California Sen. Mark Leno, however, has a very different opinion. "I would hope that Californians would have come to understand that two-thirds vote thresholds are probably more responsible for damage to the state of California in the past 30 years than any other single factor," he said. "To hand a small minority controlling power is anti-democratic. This must be defeated." Leno also said he believes that the initiative would have drastic consequences for CCA programs if it passes.
Meanwhile, local CCA supporters say there is more to this than merely sticking up for taxpayers' rights. If programs like Clean Power SF the CCA initiative currently being developed in San Francisco are fully implemented, then PG&E, which makes good money from its monopoly status, would face some actual competition. Naturally, the powerful utility would have an incentive to eliminate the alternative altogether.
Under the current system, PG&E "has to rely on the elected officials to kill CCA, and its much harder ... to do that," says John Rizzo of the San Francisco Bay Chapter of the Sierra Club. But if the Taxpayers Right to Vote Act is enshrined in state law, "they could just pour in money and spread propaganda. Particularly the two-thirds requirement is just outrageous it basically makes it impossible" to secure approval for any step toward CCA implementation.

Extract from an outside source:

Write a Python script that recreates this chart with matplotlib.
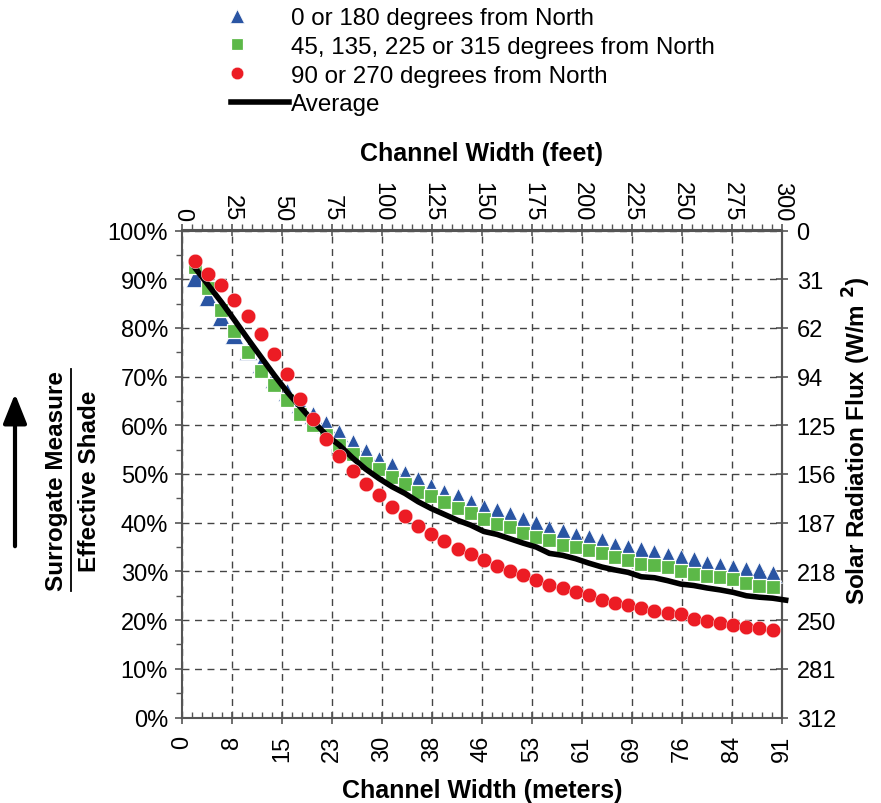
import matplotlib
matplotlib.use("Agg")
import matplotlib.pyplot as plt
from matplotlib.lines import Line2D
from matplotlib.legend_handler import HandlerLine2D
from matplotlib.ticker import MultipleLocator

plt.rcParams['font.family'] = ['Liberation Sans', 'DejaVu Sans']

# channel width of each sample (meters)
width_m = list(range(2, 92, 2))
avg_width_m = list(range(2, 94, 2))

# effective shade (%)
shade_0_180 = [90.2, 86.4, 82.2, 78.5, 75.2, 72.5, 69.6, 66.8, 64.3, 62.2, 60.3, 58.4,
               56.4, 54.5, 52.9, 51.6, 50.1, 48.8, 47.4, 46.2, 45.3, 44.1, 43.1, 42.4,
               41.6, 40.5, 39.7, 38.8, 38.1, 37.3, 36.9, 36.2, 35.3, 34.9, 34.3, 33.8,
               33.1, 32.8, 32.3, 31.5, 31.2, 30.7, 30.3, 30.0, 29.5]
shade_45 = [92.5, 88.2, 83.7, 79.4, 75.1, 71.1, 68.2, 65.1, 62.4, 60.1, 58.0, 55.9,
            54.2, 52.3, 51.1, 49.4, 48.0, 46.4, 45.4, 44.2, 43.0, 41.9, 40.8, 39.8,
            39.2, 37.8, 37.1, 36.4, 35.5, 35.1, 34.4, 33.7, 33.0, 32.4, 31.6, 31.3,
            30.9, 30.0, 29.5, 29.1, 28.8, 28.4, 27.7, 27.1, 26.8]
shade_90_270 = [93.8, 91.1, 88.8, 85.7, 82.5, 78.7, 74.7, 70.5, 65.4, 61.2, 57.2, 53.7,
                50.7, 48.0, 45.6, 43.2, 41.3, 39.3, 37.7, 36.3, 34.6, 33.5, 32.4, 31.2,
                30.0, 29.3, 28.2, 27.3, 26.5, 25.7, 25.1, 24.1, 23.6, 23.1, 22.5, 21.8,
                21.4, 21.2, 20.3, 19.9, 19.5, 19.0, 18.6, 18.3, 17.9]
shade_avg = [92.3, 88.8, 85.3, 81.6, 77.8, 74.1, 70.4, 66.9, 63.8, 60.8, 58.0, 55.9,
             53.3, 51.0, 49.1, 47.4, 46.0, 44.3, 42.9, 41.7, 40.5, 39.5, 38.2, 37.6,
             36.7, 35.8, 35.0, 33.7, 33.3, 32.6, 31.7, 30.9, 30.3, 29.8, 28.9, 28.7,
             28.1, 27.4, 27.1, 26.6, 26.2, 25.7, 25.0, 24.7, 24.5, 24.1]

labels = ['0 or 180 degrees from North',
          '45, 135, 225 or 315 degrees from North',
          '90 or 270 degrees from North',
          'Average']

feet_ticks = [0, 25, 50, 75, 100, 125, 150, 175, 200, 225, 250, 275, 300]
meter_labels = ['0', '8', '15', '23', '30', '38', '46', '53', '61', '69', '76', '84', '91']
pct_ticks = [0, 10, 20, 30, 40, 50, 60, 70, 80, 90, 100]
flux_labels = ['312', '281', '250', '218', '187', '156', '125', '94', '62', '31', '0']

FT = 0.3048
x_ft = [m / FT for m in width_m]
x_avg_ft = [m / FT for m in avg_width_m]

W, H = 881, 804
fig = plt.figure(figsize=(W / 100, H / 100), dpi=100)
ax = fig.add_axes([182 / W, 1 - 718.5 / H, 600 / W, 487 / H])

blue = '#2a55a3'
green = '#5cb848'
red = '#ec1c24'
gcol = '#555555'

l1, = ax.plot(x_ft, shade_0_180, linestyle='none', marker='^', ms=12.5, color=blue,
              mec='white', mew=0.5, zorder=3)
l2, = ax.plot(x_ft, shade_45, linestyle='none', marker='s', ms=10.5, color=green,
              mec='white', mew=0.9, zorder=4)
l4, = ax.plot(x_avg_ft, shade_avg, color='black', lw=4, zorder=5, clip_on=False)
l3, = ax.plot(x_ft, shade_90_270, linestyle='none', marker='o', ms=10.5, color=red,
              mec='white', mew=0.3, zorder=6)

ax.set_xlim(0, 300)
ax.set_ylim(0, 100)
ax.set_xticks(feet_ticks, meter_labels, rotation=90)
ax.xaxis.set_minor_locator(MultipleLocator(5))
ax.set_yticks(pct_ticks, [f'{p}%' for p in pct_ticks])
ax.yaxis.set_minor_locator(MultipleLocator(5))
ax.grid(which='major', color='#444444', linestyle=(0, (5, 4)), linewidth=1.0)
ax.set_axisbelow(True)
for s in ax.spines.values():
    s.set_color(gcol)
    s.set_linewidth(1.5)
ax.tick_params(axis='x', which='major', direction='inout', length=9, width=1.2,
               color=gcol, labelsize=17, pad=8)
ax.tick_params(axis='x', which='minor', direction='in', length=4, width=1, color=gcol)
ax.tick_params(axis='y', which='major', direction='out', length=5, width=1.2,
               color=gcol, labelsize=17, pad=5)
ax.tick_params(axis='y', which='minor', direction='out', length=4, width=1, color=gcol)
ax.set_xlabel('Channel Width (meters)', fontsize=18, fontweight='bold', labelpad=12)

# top axis in feet
axt = ax.secondary_xaxis('top')
axt.set_xticks(feet_ticks, [str(f) for f in feet_ticks], rotation=-90)
axt.xaxis.set_minor_locator(MultipleLocator(5))
axt.tick_params(axis='x', which='major', direction='inout', length=9, width=1.2,
                color=gcol, labelsize=17, pad=3)
axt.tick_params(axis='x', which='minor', direction='out', length=4, width=1, color=gcol)
axt.spines['top'].set_color(gcol)
axt.spines['top'].set_linewidth(1.5)
axt.set_xlabel('Channel Width (feet)', fontsize=18, fontweight='bold', labelpad=15)

# right axis: solar radiation flux
axr = ax.secondary_yaxis('right')
axr.set_yticks(pct_ticks, flux_labels)
axr.tick_params(axis='y', which='major', direction='inout', length=9, width=1.2,
                color=gcol, labelsize=17, pad=6)
axr.spines['right'].set_color(gcol)
axr.spines['right'].set_linewidth(1.5)
fig.text(857 / W, 1 - 441 / H, 'Solar Radiation Flux (W/m $^{\\mathbf{2}}$)', rotation=90,
         ha='center', va='center', fontsize=17.5, fontweight='bold')

# left label as a fraction with an arrow
fig.text(57 / W, 1 - 481 / H, 'Surrogate Measure', rotation=90, ha='center', va='center',
         fontsize=17.5, fontweight='bold')
fig.text(89 / W, 1 - 481 / H, 'Effective Shade', rotation=90, ha='center', va='center',
         fontsize=17.5, fontweight='bold')
fig.add_artist(Line2D([71 / W, 71 / W], [1 - 370 / H, 1 - 592 / H], color='black', lw=1.3))
fig.add_artist(matplotlib.patches.FancyArrowPatch(
    (15 / W, 1 - 550 / H), (15 / W, 1 - 392 / H), transform=fig.transFigure,
    arrowstyle='-|>,head_width=0.4,head_length=1.0', mutation_scale=18, lw=3,
    color='black'))


# legend markers sit at the left end of the handle box, like the original
class LeftMarker(HandlerLine2D):
    def get_xdata(self, legend, xdescent, ydescent, width, height, fontsize):
        m = -xdescent + 0.1 * width
        return [m - 1, m + 1], [m]


hm = {l1: LeftMarker(numpoints=1), l2: LeftMarker(numpoints=1), l3: LeftMarker(numpoints=1)}
fig.legend([l1, l2, l3, l4], labels, loc='upper left', bbox_to_anchor=(231 / W, 1 - 8 / H),
           frameon=False, fontsize=17.4, handlelength=2.4, handletextpad=0.1,
           labelspacing=0.28, borderpad=0, borderaxespad=0, markerscale=0.85,
           handler_map=hm)

plt.savefig('out.png', dpi=100)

"It's a nasty ballot initiative," Mike Campbell, director of San Francisco's CCA at the Public Utilities Commission, told us. "I think it's clearly aimed at the heart of CCA." Campbell added that while he has been in discussion with SFPUC staff and others involved in hammering out Clean Power SF, he wasn't at liberty to discuss a strategy for fighting the proposed initiative just yet.
Ross Mirkarimi, who chairs the city's Local Agency Formation Commission the body tasked with working in tandem with the SFPUC to implement San Francisco's CCA called the proposal "heinous and yet I expect nothing less from PG&E.

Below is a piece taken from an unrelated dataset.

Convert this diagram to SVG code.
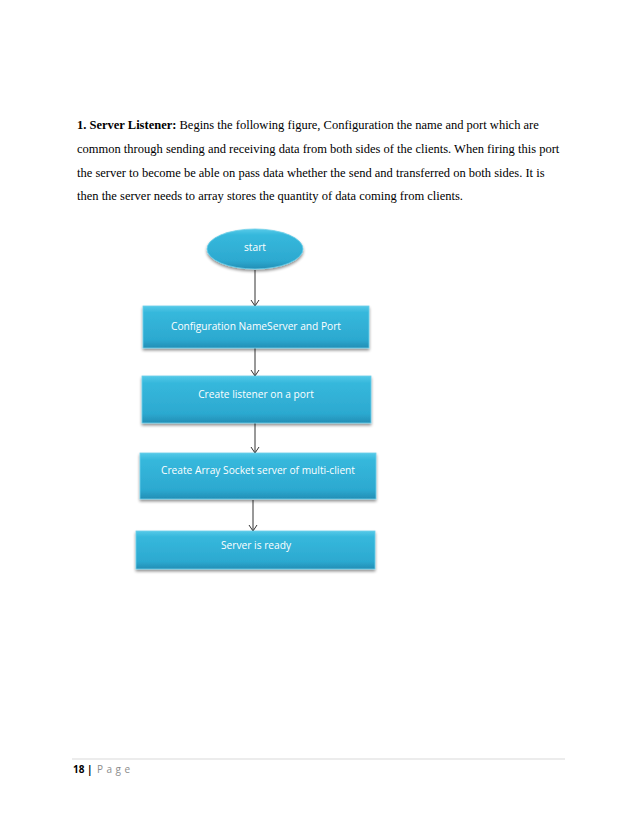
<svg xmlns="http://www.w3.org/2000/svg" width="638" height="826" viewBox="0 0 638 826">
<style>
.p{font-family:"Liberation Serif","Times New Roman",serif;font-size:12.5px;fill:#000}
.n{font-family:"Open Sans","Liberation Sans",sans-serif;font-size:10.2px;fill:#fff;text-anchor:middle}
.box{fill:url(#g);stroke:#6fd0ea;stroke-width:0.8;filter:url(#sh)}
.c{stroke:#333;stroke-width:1;fill:none;marker-end:url(#a)}
</style>
<defs>
<linearGradient id="g" x1="0" y1="0" x2="0" y2="1">
<stop offset="0" stop-color="#55c9e8"/>
<stop offset="0.15" stop-color="#36b8dc"/>
<stop offset="0.8" stop-color="#2ca9d0"/>
<stop offset="1" stop-color="#238eb5"/>
</linearGradient>
<filter id="sh" x="-10%" y="-20%" width="120%" height="150%">
<feGaussianBlur in="SourceAlpha" stdDeviation="1.5"/>
<feOffset dx="0" dy="2" result="b"/>
<feComponentTransfer><feFuncA type="linear" slope="0.45"/></feComponentTransfer>
<feMerge><feMergeNode/><feMergeNode in="SourceGraphic"/></feMerge>
</filter>
<marker id="a" markerWidth="10" markerHeight="10" refX="8" refY="5" orient="auto" markerUnits="userSpaceOnUse">
<path d="M2,1 L8,5 L2,9" fill="none" stroke="#333" stroke-width="1"/>
</marker>
</defs>
<rect width="638" height="826" fill="#fff"/>
<g id="paragraph">
<text class="p" x="77" y="129"><tspan font-weight="bold">1. Server Listener:</tspan> Begins the following figure, Configuration the name and port which are</text>
<text class="p" x="77" y="153">common through sending and receiving data from both sides of the clients. When firing this port</text>
<text class="p" x="77" y="177">the server to become be able on pass data whether the send and transferred on both sides. It is</text>
<text class="p" x="77" y="200">then the server needs to array stores the quantity of data coming from clients.</text>
</g>
<g id="connectors">
<line class="c" x1="255" y1="270" x2="255" y2="306"/>
<line class="c" x1="255" y1="348" x2="255" y2="376"/>
<line class="c" x1="255" y1="423" x2="255" y2="453"/>
<line class="c" x1="253" y1="500" x2="253" y2="531"/>
</g>
<g id="start">
<ellipse class="box" cx="255" cy="249" rx="48" ry="20"/>
<text class="n" x="255" y="251">start</text>
</g>
<g id="config">
<rect class="box" x="143" y="306" width="226" height="42"/>
<text class="n" x="256" y="330">Configuration NameServer and Port</text>
</g>
<g id="listener">
<rect class="box" x="142" y="376" width="229" height="47"/>
<text class="n" x="256" y="398">Create listener on a port</text>
</g>
<g id="array">
<rect class="box" x="140" y="453" width="236" height="46"/>
<text class="n" x="258" y="474">Create Array Socket server of multi-client</text>
</g>
<g id="ready">
<rect class="box" x="136" y="531" width="239" height="38"/>
<text class="n" x="256" y="549">Server is ready</text>
</g>
<g id="footer">
<line x1="72" y1="759" x2="565" y2="759" stroke="#d9d9d9" stroke-width="1"/>
<text x="73" y="773" font-family="Open Sans, Liberation Sans, sans-serif" font-size="10" font-weight="bold" fill="#000">18 |</text>
<text x="97" y="773" font-family="Open Sans, Liberation Sans, sans-serif" font-size="10" fill="#8c8c8c" letter-spacing="3.5">Page</text>
</g>
</svg>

"They can try to win by well-funded misinformation blitzkrieg," Mirkarimi noted. "If they're able to spend $10 million without blinking here in San Francisco [on defeating a public power measure], they're poised to spend tens of millions on this. As a state battleground, this elevates the fight that much more. We have to act in solidarity with other municipalities. We should be well-armed in repudiation of this effort."
There may be ways to attack the initiative in advance. The CCA legislation bars private utilities from seeking to undermine local CCA efforts. Assembly Member Tom Ammiano told us that the Legislature should look at how PG&E could be blocked from mounting a statewide effort to kill CCAs. "I think there's some potential there," he said.
Julian Davis, who chaired the Prop. H campaign for public power last year, said he found the proposal very worrisome. "If you shut down community choice, you're shutting down one of the major vehicles for clean energy," he said.